The Hong Kong-based company, which counted China’s biggest steelmaker among its customers, inflated the size of its business to gain a listing in the city in 2009, the Securities and Futures Commission said yesterday in a statement. The regulator said it obtained court orders to appoint provisional liquidators.
China Metal Recycling shares have been suspended from trading since January after it was the target of allegations by short-seller Glaucus Research Group.
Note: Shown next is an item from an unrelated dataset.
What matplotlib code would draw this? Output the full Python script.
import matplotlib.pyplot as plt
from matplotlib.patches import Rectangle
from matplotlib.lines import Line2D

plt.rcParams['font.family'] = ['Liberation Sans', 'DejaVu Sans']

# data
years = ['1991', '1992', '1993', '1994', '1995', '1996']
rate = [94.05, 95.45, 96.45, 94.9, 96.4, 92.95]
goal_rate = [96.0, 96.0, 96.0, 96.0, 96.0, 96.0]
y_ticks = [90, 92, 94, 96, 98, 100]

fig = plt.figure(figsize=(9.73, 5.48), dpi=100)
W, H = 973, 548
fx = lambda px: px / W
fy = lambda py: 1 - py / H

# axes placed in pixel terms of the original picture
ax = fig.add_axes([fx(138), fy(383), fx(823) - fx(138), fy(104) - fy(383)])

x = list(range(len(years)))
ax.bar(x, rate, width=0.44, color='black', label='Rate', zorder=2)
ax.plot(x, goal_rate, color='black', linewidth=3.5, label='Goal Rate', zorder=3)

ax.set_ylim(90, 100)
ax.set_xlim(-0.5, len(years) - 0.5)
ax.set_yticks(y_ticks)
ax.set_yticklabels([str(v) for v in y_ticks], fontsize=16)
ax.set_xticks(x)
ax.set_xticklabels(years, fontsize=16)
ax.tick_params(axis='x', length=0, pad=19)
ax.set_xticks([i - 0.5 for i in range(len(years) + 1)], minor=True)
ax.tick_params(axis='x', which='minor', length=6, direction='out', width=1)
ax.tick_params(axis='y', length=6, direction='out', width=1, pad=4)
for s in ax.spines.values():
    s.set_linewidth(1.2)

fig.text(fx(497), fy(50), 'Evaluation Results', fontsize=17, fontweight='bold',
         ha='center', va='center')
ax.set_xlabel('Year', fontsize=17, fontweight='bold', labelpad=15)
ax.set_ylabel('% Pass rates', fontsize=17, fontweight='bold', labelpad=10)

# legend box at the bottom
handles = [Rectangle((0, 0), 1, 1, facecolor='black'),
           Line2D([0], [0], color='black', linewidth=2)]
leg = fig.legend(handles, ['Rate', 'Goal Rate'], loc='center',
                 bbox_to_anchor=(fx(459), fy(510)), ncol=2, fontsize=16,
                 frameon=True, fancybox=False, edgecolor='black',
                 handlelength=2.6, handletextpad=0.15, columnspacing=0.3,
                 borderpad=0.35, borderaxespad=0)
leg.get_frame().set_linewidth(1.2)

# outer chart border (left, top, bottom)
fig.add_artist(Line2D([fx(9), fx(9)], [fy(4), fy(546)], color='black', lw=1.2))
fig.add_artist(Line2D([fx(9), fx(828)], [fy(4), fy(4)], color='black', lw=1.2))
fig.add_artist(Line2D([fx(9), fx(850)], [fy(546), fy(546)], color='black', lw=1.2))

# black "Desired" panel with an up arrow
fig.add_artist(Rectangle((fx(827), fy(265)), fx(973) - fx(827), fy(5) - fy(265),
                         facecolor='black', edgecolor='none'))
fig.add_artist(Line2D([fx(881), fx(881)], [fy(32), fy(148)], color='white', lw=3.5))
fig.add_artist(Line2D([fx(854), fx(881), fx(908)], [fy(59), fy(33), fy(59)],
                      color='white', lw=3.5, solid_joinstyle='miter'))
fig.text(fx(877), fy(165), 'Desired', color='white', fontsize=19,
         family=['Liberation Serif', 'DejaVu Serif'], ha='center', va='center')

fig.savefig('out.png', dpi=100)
Hong Kong regulators are seeking to toughen enforcement and rules governing share sales after a series of accounting scandals at Chinese companies shook investor confidence.
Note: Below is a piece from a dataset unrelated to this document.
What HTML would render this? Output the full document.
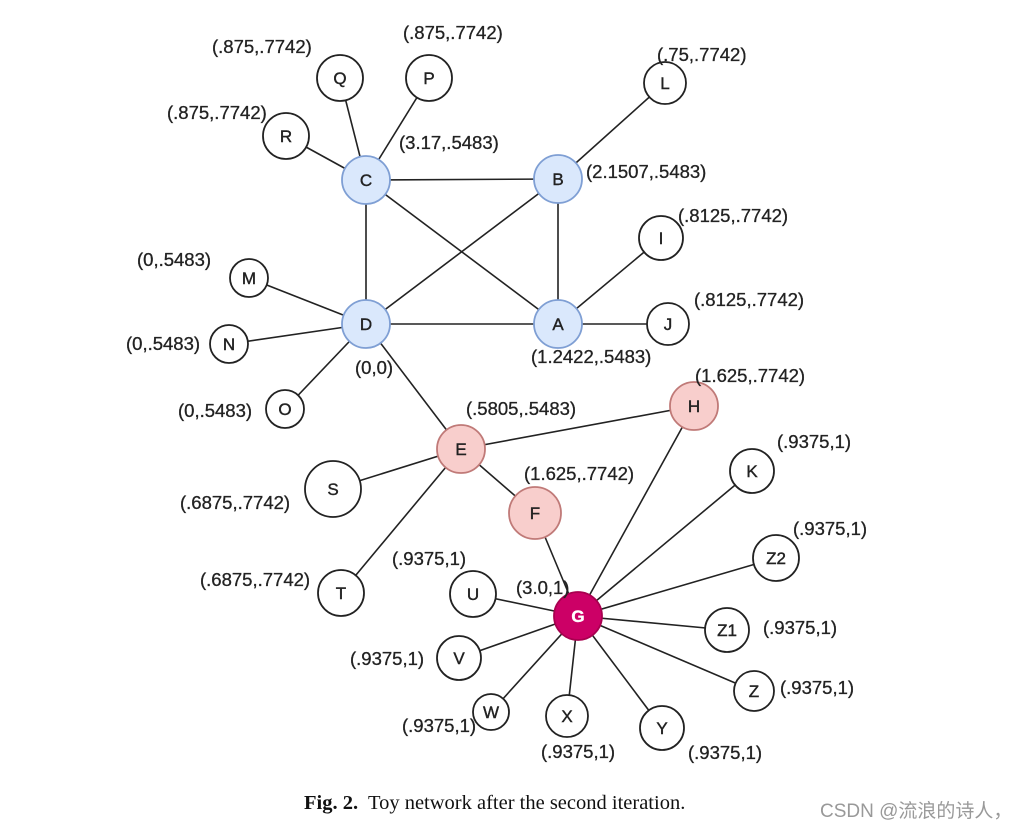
<!DOCTYPE html>
<html><head><meta charset="utf-8">
<style>
html,body{margin:0;padding:0;background:#fff;}
body{width:1021px;height:829px;overflow:hidden;position:relative;}
svg{position:absolute;left:0;top:0;}
.cap{position:absolute;left:304px;top:792px;font-family:"Liberation Serif",serif;font-size:20.5px;color:#111;white-space:nowrap;}
.wm{position:absolute;left:820px;top:796px;font-family:"Liberation Sans","Noto Sans CJK SC",sans-serif;font-size:19px;color:#999;white-space:nowrap;}
</style></head>
<body>
<svg id="net" width="1021" height="829"></svg>
<div class="cap"><b>Fig. 2.</b>&nbsp; Toy network after the second iteration.</div>
<div class="wm">CSDN @流浪的诗人，</div>
<script>
const nodeIds = ["Q","P","R","C","B","L","I","M","D","A","J","N","O","H","E","S","F","K","Z2","T","U","G","Z1","V","Z","W","X","Y"];
const nodeX = [340,429,286,366,558,665,661,249,366,558,668,229,285,694,461,333,535,752,776,341,473,578,727,459,754,491,567,662];
const nodeY = [78,78,136,180,179,83,238,278,324,324,324,344,409,406,449,489,513,471,558,593,594,616,630,658,691,712,716,728];
const nodeR = [23,23,23,24,24,21,22,19,24,24,21,19,19,24,24,28,26,22,23,23,23,24,22,22,20,18,21,22];
const nodeGroup = ["w","w","w","b","b","w","w","w","b","b","w","w","w","p","p","w","p","w","w","w","w","g","w","w","w","w","w","w"];
const edges = [["C","Q"],["C","P"],["C","R"],["C","B"],["C","D"],["C","A"],["B","L"],["B","A"],["B","D"],["A","I"],["A","J"],["A","D"],["D","M"],["D","N"],["D","O"],["D","E"],["E","H"],["E","S"],["E","T"],["E","F"],["F","G"],["H","G"],["G","K"],["G","Z2"],["G","Z1"],["G","Z"],["G","Y"],["G","X"],["G","W"],["G","V"],["G","U"]];
const labelText = ["(.875,.7742)","(.875,.7742)","(.875,.7742)","(3.17,.5483)","(.75,.7742)","(2.1507,.5483)","(.8125,.7742)","(0,.5483)","(.8125,.7742)","(0,.5483)","(1.2422,.5483)","(0,0)","(1.625,.7742)","(0,.5483)","(.5805,.5483)","(.9375,1)","(1.625,.7742)","(.6875,.7742)","(.9375,1)","(.9375,1)","(.6875,.7742)","(3.0,1)","(.9375,1)","(.9375,1)","(.9375,1)","(.9375,1)","(.9375,1)","(.9375,1)"];
const labelX = [212,403,167,399,657,586,678,137,694,126,531,355,695,178,466,777,524,180,793,392,200,516,763,350,780,402,541,688];
const labelY = [47,33,113,143,55,172,216,260,300,344,357,368,376,411,409,442,474,503,529,559,580,588,628,659,688,726,752,753];

const svg = document.getElementById('net');
const NS = "http://www.w3.org/2000/svg";
const styles = {w:["#fff","#222","#222"],b:["#dae8fc","#7f9fd4","#222"],p:["#f8cecc","#c07a78","#222"],g:["#cc0066","#a8004f","#fff"]};
function idx(id){return nodeIds.indexOf(id);}
edges.forEach(e=>{
  const a=idx(e[0]), b=idx(e[1]);
  const l=document.createElementNS(NS,'line');
  l.setAttribute('x1',nodeX[a]);l.setAttribute('y1',nodeY[a]);
  l.setAttribute('x2',nodeX[b]);l.setAttribute('y2',nodeY[b]);
  l.setAttribute('stroke','#222');l.setAttribute('stroke-width','1.6');
  
  
  svg.appendChild(l);
});
nodeIds.forEach((id,i)=>{
  const s=styles[nodeGroup[i]];
  const c=document.createElementNS(NS,'circle');
  c.setAttribute('cx',nodeX[i]);c.setAttribute('cy',nodeY[i]);c.setAttribute('r',nodeR[i]);
  c.setAttribute('fill',s[0]);c.setAttribute('stroke',s[1]);c.setAttribute('stroke-width','1.8');
  
  
  svg.appendChild(c);
  const t=document.createElementNS(NS,'text');
  t.setAttribute('x',nodeX[i]);t.setAttribute('y',nodeY[i]+6);
  t.setAttribute('text-anchor','middle');t.setAttribute('font-family','Liberation Sans, sans-serif');
  t.setAttribute('font-size','17');t.setAttribute('fill',s[2]);
  t.setAttribute('stroke',s[2]);t.setAttribute('stroke-width','0.4');
  if(id==='G')t.setAttribute('font-weight','bold');
  t.textContent=id;
  
  
  svg.appendChild(t);
});
labelText.forEach((txt,i)=>{
  const t=document.createElementNS(NS,'text');
  t.setAttribute('x',labelX[i]);t.setAttribute('y',labelY[i]+6);
  t.setAttribute('font-family','Liberation Sans, sans-serif');
  t.setAttribute('font-size','18.5');t.setAttribute('fill','#222');
  t.setAttribute('stroke','#222');t.setAttribute('stroke-width','0.3');
  t.textContent=txt;
  
  
  svg.appendChild(t);
});
</script>
</body></html>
“It’s proactive on the SFC’s part in order to preserve shareholders’ funds,” said Jeff Maddox, a Hong Kong-based partner at Cadwalader, Wickersham & Taft LLP.
Alan Fung, China Metal Recycling’s group finance director, didn’t answer calls to his office and an e-mailed request for comment.
China Metal Recycling, which first sold shares in June 2009, suspended trading on Jan. 28 after Glaucus Research made allegations against the company and rated it a “strong sell.” The company called the claims groundless and said at the time its chairman planned legal action against the short-seller.
The regulator has appointed two provisional liquidators from Borrelli Walsh Ltd. to the company, in an application made on July 26, according to a statement yesterday from China Metal Recycling. They have the power to take over the company’s operations and assets and investigate its affairs.
“The provisional liquidators will be undertaking an urgent assessment of the operations of the company and its subsidiaries in consultation with the management of the company,” according to the company’s statement. The shares will remain suspended.
Wellrun Ltd., the company’s largest shareholder, objects to the SFC’s application and believes it’s not beneficial to shareholders, it said yesterday in a statement. Wellrun’s sole beneficial owner is China Metal Recycling’s Chairman and Chief Executive Officer Chun Chi Wai.
On Jan. 25, Chun said he would sell 29 percent of the company’s stock under his ownership for at least HK$3.41 billion to China Energy Conservation and Environmental Protection Group. The sale would leave Chun with 23.1 percent of the company and make the buyer its largest shareholder. On July 1, the company said the sale had yet to occur and that new conditions had been attached to its completion, including a deadline of Dec. 31.
The company raised HK$1.55 billion ($199.8 million) when it sold shares in June 2009. Wong Hok-leung, a former chief financial officer, resigned in November 2009 after saying he was denied proper access to the company’s financial information. The company called Wong’s allegations unfounded.
Angel Yeung, a Hong Kong-based spokeswoman for UBS AG, which managed the 2009 share sale, could not immediately comment on the SFC statement.
The SFC has proposed making banks criminally liable for false statements in initial public offering documents after a series of accounting scandals involving Chinese companies eroded investor confidence. Hontex International Holdings Co. agreed in June 2012 to pay shareholders $133 million to end a lawsuit that the SFC brought against it for misleading investors in its prospectus.
China Metal Recycling said on July 1 it was again delaying its 2012 annual results announcement as its auditors needed more time.
The case is Securities and Futures Commission and China Metal Recycling Holdings Limited, HCCW 210/2013, Hong Kong’s Court of First Instance.